Na verdade, não acredito que alguém seja especial por conta de sua deficiência. Ser especial tem a ver com o que uma pessoa faz de incomum, de extraordinário. Minhas memórias mais especiais não estão atreladas a limitações ou a desafios, mas a experiências marcantes — viagens, peças de teatro, momentos, pessoas que foram especiais para mim em momentos cruciais da minha vida, tanta coisa especial! É bem verdade que filhos sempre são muito especiais, mas meus pais também são especiais e não têm nenhuma deficiência. É importante entender que ‘especial’ não é sinônimo de deficiência. Ser especial não define a deficiência e sim a pessoa num certo momento e por algum motivo.

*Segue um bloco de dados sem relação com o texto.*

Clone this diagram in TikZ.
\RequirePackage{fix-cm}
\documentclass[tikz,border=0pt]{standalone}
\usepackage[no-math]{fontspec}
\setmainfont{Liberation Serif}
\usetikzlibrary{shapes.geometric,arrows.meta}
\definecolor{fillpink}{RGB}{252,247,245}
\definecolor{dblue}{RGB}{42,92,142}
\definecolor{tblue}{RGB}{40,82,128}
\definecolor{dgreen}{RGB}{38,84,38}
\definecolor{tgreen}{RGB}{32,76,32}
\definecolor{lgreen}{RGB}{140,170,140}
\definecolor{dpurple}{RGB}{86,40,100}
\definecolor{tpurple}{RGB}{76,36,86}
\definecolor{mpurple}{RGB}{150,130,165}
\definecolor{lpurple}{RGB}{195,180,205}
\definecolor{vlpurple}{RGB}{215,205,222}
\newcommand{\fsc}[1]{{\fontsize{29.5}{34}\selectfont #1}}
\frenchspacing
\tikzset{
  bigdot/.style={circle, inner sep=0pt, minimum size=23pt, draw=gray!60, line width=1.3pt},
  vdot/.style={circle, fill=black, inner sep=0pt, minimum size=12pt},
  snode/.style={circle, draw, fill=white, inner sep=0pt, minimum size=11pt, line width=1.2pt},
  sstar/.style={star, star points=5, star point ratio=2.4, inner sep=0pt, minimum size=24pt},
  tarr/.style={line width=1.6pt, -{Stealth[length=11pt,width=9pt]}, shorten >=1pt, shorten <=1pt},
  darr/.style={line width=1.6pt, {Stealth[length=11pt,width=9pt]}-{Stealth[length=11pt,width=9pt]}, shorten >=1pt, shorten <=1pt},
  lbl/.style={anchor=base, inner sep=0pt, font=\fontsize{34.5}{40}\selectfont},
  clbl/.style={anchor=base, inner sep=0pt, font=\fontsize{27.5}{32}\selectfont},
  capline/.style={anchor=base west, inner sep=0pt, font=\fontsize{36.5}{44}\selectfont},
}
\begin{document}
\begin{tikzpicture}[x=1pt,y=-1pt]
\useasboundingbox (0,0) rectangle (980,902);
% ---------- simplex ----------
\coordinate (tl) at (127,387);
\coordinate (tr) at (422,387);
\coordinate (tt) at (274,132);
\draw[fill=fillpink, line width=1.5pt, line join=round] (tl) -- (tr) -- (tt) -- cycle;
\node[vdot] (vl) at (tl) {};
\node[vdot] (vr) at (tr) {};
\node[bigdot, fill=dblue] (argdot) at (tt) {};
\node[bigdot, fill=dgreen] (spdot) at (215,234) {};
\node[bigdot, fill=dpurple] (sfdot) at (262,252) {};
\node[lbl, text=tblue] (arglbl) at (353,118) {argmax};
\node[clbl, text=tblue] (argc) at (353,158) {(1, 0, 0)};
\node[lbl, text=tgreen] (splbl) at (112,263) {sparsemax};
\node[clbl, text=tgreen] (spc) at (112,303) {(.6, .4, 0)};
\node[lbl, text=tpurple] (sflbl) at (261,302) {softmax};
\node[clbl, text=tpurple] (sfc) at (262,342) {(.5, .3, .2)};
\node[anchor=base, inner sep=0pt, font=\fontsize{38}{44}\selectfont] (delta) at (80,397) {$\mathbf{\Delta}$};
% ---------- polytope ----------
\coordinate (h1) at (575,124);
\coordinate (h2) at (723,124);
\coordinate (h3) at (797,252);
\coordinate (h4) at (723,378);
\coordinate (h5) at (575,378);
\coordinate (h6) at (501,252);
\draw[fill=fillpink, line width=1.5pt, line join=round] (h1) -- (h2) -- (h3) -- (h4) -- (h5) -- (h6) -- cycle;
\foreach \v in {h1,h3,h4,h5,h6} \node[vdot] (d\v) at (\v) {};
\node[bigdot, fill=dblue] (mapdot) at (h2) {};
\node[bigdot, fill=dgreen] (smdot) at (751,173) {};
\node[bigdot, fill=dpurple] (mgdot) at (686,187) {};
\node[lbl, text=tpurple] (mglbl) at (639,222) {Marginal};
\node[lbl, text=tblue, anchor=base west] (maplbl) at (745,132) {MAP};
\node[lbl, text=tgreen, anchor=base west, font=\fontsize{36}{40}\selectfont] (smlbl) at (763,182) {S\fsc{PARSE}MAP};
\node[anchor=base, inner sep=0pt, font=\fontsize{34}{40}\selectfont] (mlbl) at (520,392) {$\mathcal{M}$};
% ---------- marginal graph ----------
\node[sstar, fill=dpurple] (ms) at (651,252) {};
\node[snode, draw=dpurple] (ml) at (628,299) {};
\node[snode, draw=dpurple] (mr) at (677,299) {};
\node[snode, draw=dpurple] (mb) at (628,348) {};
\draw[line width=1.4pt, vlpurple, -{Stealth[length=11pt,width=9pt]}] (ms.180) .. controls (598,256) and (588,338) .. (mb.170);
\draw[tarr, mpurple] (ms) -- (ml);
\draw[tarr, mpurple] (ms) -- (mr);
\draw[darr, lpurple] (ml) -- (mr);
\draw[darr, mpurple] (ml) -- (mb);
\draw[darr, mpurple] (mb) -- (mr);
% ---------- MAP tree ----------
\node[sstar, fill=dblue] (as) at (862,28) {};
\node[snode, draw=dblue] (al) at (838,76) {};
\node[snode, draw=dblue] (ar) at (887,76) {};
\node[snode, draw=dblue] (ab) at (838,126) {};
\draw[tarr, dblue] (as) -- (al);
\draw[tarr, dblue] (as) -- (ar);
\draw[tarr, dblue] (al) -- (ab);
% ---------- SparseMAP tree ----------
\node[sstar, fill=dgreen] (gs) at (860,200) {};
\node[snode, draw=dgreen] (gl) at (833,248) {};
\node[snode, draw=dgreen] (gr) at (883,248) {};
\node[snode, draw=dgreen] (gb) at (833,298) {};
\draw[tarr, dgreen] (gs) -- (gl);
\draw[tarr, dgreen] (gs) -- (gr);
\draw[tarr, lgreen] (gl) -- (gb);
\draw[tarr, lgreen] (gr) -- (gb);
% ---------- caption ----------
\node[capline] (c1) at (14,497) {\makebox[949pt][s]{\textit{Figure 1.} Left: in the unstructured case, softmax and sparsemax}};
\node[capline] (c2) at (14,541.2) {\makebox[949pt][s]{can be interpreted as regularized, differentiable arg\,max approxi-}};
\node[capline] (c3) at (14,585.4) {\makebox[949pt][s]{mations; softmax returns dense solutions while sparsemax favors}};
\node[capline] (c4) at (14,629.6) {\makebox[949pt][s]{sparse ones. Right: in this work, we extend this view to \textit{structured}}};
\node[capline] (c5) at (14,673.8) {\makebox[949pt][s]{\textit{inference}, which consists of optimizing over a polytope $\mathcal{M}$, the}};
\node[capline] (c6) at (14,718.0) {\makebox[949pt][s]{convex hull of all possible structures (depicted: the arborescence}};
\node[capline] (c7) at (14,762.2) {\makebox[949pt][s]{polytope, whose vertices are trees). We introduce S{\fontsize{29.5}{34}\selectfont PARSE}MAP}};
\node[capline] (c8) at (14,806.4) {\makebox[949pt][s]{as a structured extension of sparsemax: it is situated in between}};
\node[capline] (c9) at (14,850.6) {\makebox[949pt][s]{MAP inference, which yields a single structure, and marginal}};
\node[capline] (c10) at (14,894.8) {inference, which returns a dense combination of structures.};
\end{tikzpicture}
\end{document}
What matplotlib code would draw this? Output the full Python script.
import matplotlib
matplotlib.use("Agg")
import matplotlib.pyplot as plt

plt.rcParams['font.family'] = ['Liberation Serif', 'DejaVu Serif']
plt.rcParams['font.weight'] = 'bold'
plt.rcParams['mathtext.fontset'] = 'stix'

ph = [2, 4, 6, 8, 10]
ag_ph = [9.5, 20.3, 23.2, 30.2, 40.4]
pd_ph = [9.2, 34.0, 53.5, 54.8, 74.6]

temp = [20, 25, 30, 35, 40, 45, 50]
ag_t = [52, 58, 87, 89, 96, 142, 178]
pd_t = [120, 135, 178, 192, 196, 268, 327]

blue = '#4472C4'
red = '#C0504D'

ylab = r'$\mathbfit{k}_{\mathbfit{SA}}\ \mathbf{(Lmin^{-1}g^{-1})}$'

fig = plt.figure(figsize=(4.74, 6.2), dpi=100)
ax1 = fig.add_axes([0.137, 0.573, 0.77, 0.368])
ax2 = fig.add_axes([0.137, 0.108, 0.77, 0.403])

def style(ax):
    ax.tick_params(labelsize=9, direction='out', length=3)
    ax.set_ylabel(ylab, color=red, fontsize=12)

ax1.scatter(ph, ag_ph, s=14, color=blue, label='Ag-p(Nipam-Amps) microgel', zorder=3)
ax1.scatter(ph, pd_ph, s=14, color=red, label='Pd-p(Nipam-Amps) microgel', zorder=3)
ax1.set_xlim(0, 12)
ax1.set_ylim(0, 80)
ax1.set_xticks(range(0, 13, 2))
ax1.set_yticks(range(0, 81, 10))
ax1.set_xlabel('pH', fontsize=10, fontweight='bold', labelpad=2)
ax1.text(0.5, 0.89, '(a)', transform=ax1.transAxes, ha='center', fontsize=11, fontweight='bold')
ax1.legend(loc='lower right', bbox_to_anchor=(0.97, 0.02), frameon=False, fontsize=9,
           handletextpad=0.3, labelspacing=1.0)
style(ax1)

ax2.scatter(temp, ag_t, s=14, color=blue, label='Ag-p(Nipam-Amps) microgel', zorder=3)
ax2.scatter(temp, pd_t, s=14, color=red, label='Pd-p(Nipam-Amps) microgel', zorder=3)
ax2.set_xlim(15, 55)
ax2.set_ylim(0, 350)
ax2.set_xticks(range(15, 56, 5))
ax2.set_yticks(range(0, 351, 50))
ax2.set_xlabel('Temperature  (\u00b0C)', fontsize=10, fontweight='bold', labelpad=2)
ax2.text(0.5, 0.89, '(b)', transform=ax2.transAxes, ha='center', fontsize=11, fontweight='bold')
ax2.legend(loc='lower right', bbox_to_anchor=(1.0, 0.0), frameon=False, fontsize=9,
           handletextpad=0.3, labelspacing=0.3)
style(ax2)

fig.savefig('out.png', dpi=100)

Embora rejeitasse essa forma de ver, fui dando lugar e acolhendo esse tipo de fala. Comecei a enxergar algo mais, a reconhecer que há um aprendizado profundo em conviver com um filho cujo desenvolvimento foge dos padrões. Tudo muito trabalhoso emocionalmente. Não se trata de me tornar uma pessoa melhor porque eu não era uma pessoa ruim, mas de adquirir novas habilidades, de encontrar maneiras e caminhos de tornar a vida mais acessível para o Nico

Por exemplo, precisei aprender a lidar com o tempo de forma diferente. Sempre fui muito acelerada, mas o Nico me ensinou a desacelerar, me ensinou o modo mais lento de viver. Ele avançava no seu próprio ritmo, o que exigia de mim muita paciência, uma virtude que eu antes não tinha. Não foi nada fácil! Mas cada pequena conquista dele — as mais básicas, que passariam despercebidas para outras mães — era motivo de celebração para mim. Viver no tempo de outra pessoa é, em si, uma experiência transformadora. Permitir-se viver em tempos próprios, é uma coisa rara, especial. Hummm… olha aí a fala.

Foram tantos aprendizados!! Por exemplo, a importância de falar de forma simples e direta, com amor, e sem medo. Com o Nico, floreios, filtros e explicações longas não funcionavam. Tudo precisava ser claro, especialmente quando o assunto era mais delicado, como a sexualidade na adolescência. Ele dizia: “Mãe, vou tocar trombone”. Avisava quando ia demorar no banheiro e nós simplesmente respondíamos com naturalidade: “Tá bom, mas não demora, porque temos que sair.” Sem tabus, sem complicações. Era especial nesse sentido, na simplicidade e na transparência.

Também aprendi sobre a coragem. Criar uma criança com deficiência requer coragem, uma luta constante para promover sua autonomia. Muitos medos são frutos da imaginação e não antecipá-los ou criar barreiras invisíveis é algo que me tornei capaz de fazer. Mas, lá no fundinho, bem lá dentro, o medo tem lugar cativo no coração e nas mentes de pais e familiares de crianças e jovens com deficiência. O medo do futuro, da vida sem mim, sem nós, da solidão que pode vir. Dessa angústia vem o clique para valorizar menos ‘o presente de Deus’ e ir à luta pelos direitos das pessoas com deficiência.

E é justamente aí que me incomoda a visão romantizada de que crianças, adolescentes e adultos com deficiência são seres espiritualmente superiores. Essa visão tem um efeito perigoso: acaba justificando a segregação e a falta de ação concreta. Quando se acredita que essas pessoas são apenas anjos a serem protegidos ou heróis, o foco se perde no que realmente importa: reconhecê-las como cidadãos com plenos de direitos.  

Minha jornada com o Nico me ensinou que o verdadeiro desafio não é apenas lidar com a deficiência, mas garantir que ele tenha acesso a uma vida digna, com direitos respeitados e a inclusão plena em todos os espaços. É fácil romantizar o que é difícil de entender. Mas o caminho para uma sociedade mais justa não passa por idealizações; passa por luta, por garantias de direitos e por reconhecer que todas as pessoas, com ou sem deficiência, têm o direito de viver de forma plena e autônoma.

Tenho convicção, hoje, que precisamos nos concentrar na questão dos direitos humanos. Temos um excelente marco jurídico para proteger e promover os direitos das pessoas com deficiência, mas ainda precisamos aplicá-la plenamente. Devemos lutar por uma inclusão real, em todos os espaços, em todas as esferas, em todos os saberes. Em vez de idealizarmos a convivência com uma pessoa com deficiência, que tal usarmos essa experiência para mover o mundo em direção a uma sociedade mais justa e inclusiva? Isso sim é um aprendizado que vale a pena compartilhar.